[Source code of charts]
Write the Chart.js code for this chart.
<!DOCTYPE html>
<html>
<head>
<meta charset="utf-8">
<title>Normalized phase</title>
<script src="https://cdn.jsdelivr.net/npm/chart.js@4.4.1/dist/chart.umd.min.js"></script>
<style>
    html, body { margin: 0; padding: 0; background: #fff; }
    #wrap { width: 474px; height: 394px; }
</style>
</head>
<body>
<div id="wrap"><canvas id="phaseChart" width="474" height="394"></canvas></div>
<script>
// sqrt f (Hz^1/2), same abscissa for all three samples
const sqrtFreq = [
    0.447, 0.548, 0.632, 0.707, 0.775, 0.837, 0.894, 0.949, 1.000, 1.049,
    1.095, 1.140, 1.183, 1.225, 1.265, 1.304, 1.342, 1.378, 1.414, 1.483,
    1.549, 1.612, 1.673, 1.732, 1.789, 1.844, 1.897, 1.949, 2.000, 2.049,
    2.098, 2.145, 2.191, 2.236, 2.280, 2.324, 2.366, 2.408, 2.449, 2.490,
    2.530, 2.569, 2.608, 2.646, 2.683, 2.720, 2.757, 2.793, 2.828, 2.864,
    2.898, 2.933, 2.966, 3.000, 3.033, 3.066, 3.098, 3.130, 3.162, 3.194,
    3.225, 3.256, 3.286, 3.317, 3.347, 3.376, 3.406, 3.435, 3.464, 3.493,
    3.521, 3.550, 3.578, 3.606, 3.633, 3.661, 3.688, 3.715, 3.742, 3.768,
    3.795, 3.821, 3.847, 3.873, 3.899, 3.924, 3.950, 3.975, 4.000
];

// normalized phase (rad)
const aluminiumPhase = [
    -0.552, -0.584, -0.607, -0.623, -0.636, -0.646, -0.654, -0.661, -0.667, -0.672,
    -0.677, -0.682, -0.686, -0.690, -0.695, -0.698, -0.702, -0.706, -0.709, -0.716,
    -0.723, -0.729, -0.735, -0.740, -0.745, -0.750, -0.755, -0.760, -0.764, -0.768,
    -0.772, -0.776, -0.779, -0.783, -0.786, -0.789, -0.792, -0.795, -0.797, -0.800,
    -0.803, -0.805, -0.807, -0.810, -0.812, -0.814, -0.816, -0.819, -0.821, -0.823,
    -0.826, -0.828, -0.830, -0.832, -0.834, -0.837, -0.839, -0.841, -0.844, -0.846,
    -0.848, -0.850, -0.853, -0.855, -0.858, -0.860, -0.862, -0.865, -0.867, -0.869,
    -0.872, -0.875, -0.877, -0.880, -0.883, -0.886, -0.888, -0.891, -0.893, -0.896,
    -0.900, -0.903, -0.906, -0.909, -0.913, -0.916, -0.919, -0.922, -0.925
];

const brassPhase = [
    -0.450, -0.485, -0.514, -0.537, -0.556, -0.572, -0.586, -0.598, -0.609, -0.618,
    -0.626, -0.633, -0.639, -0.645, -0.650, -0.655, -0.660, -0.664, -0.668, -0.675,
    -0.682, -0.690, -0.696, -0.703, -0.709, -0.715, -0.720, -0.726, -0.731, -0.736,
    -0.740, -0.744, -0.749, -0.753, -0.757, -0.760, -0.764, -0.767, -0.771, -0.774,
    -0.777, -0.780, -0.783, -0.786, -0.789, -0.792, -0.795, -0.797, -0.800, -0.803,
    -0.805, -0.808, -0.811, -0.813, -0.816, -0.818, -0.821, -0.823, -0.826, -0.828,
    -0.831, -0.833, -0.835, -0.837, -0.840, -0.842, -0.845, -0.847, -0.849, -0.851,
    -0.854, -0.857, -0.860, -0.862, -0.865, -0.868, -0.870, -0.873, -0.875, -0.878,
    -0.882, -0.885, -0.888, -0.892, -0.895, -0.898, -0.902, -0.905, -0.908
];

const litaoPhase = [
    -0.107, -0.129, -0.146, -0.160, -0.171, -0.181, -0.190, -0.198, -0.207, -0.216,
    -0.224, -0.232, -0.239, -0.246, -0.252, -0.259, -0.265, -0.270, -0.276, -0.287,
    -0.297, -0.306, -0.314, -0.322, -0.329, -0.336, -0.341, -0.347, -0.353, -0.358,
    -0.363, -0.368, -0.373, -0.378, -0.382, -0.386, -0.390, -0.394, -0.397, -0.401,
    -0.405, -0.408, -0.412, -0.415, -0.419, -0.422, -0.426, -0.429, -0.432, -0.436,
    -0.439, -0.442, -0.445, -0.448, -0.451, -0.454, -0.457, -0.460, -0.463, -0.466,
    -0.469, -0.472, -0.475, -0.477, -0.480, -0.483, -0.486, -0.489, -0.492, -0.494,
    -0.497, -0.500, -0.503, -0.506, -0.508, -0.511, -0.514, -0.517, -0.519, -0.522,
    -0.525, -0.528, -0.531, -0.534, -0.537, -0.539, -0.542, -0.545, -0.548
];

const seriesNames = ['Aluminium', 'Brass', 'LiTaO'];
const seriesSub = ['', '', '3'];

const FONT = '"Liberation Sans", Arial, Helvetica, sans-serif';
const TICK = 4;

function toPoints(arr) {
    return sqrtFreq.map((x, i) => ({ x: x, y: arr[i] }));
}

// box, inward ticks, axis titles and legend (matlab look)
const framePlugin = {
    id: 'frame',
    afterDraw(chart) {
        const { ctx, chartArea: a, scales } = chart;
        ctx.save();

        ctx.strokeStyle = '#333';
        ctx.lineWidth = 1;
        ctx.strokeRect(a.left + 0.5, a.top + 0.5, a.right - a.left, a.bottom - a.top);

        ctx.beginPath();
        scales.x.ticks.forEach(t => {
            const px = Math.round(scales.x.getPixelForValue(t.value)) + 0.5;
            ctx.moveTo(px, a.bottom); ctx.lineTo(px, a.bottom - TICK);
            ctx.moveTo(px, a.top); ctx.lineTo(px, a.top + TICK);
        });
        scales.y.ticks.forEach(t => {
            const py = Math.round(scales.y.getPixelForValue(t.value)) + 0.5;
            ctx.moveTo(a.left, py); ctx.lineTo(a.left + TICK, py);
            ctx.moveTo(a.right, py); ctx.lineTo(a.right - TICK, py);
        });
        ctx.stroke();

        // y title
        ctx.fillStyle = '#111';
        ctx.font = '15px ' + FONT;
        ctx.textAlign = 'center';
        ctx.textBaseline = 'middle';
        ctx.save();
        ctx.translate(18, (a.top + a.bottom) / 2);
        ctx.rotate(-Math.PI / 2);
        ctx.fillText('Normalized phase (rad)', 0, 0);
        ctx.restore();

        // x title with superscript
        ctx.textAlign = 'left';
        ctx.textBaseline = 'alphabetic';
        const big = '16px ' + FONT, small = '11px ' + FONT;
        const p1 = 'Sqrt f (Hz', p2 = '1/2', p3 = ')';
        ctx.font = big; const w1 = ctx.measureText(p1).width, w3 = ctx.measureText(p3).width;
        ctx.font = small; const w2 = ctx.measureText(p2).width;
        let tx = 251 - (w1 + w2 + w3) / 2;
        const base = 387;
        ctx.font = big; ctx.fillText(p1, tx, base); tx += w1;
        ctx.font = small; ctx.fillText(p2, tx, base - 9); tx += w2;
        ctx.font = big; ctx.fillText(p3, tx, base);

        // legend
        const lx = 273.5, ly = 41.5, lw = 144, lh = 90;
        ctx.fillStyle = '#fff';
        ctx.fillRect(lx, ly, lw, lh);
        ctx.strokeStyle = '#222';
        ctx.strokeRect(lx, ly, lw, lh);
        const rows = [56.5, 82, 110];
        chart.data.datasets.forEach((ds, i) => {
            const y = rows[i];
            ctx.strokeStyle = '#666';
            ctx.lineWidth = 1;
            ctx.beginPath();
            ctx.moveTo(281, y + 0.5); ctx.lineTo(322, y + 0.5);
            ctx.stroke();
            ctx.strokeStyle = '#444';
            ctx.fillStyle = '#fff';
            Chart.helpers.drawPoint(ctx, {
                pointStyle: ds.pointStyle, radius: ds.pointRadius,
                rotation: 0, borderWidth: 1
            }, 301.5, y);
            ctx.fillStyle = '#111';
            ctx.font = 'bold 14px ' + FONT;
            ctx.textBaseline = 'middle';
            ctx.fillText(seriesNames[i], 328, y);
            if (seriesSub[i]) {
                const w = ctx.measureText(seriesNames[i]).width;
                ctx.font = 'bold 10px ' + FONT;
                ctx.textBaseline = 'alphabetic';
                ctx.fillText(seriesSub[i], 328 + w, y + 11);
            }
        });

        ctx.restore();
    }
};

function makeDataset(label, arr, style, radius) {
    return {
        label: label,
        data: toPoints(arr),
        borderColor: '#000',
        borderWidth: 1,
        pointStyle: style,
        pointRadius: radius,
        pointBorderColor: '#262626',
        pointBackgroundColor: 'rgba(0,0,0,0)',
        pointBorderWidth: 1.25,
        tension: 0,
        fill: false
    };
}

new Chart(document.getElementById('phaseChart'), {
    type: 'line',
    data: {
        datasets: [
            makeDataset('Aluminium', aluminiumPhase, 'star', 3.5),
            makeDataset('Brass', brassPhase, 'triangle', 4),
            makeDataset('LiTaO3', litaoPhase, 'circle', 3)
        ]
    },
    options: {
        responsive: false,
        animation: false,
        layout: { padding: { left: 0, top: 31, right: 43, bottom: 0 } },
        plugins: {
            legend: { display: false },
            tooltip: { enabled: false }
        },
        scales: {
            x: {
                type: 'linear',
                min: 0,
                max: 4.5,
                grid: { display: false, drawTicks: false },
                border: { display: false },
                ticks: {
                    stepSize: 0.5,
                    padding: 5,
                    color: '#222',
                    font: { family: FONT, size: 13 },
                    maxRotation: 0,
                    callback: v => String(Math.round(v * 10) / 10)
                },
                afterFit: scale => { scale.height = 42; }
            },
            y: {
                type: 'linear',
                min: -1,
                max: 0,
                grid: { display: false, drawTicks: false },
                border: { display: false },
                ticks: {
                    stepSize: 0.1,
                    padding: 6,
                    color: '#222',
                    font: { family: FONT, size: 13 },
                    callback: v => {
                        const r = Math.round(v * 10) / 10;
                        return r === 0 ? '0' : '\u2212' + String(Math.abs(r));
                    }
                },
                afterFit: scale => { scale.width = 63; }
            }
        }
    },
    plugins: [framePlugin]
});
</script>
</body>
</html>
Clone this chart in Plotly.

— Goal of the exercise —
Search the entries for "this" and copy out each line that has it.

— Final answer —
Write the Chart.js code for this chart.
Clone this chart in Plotly.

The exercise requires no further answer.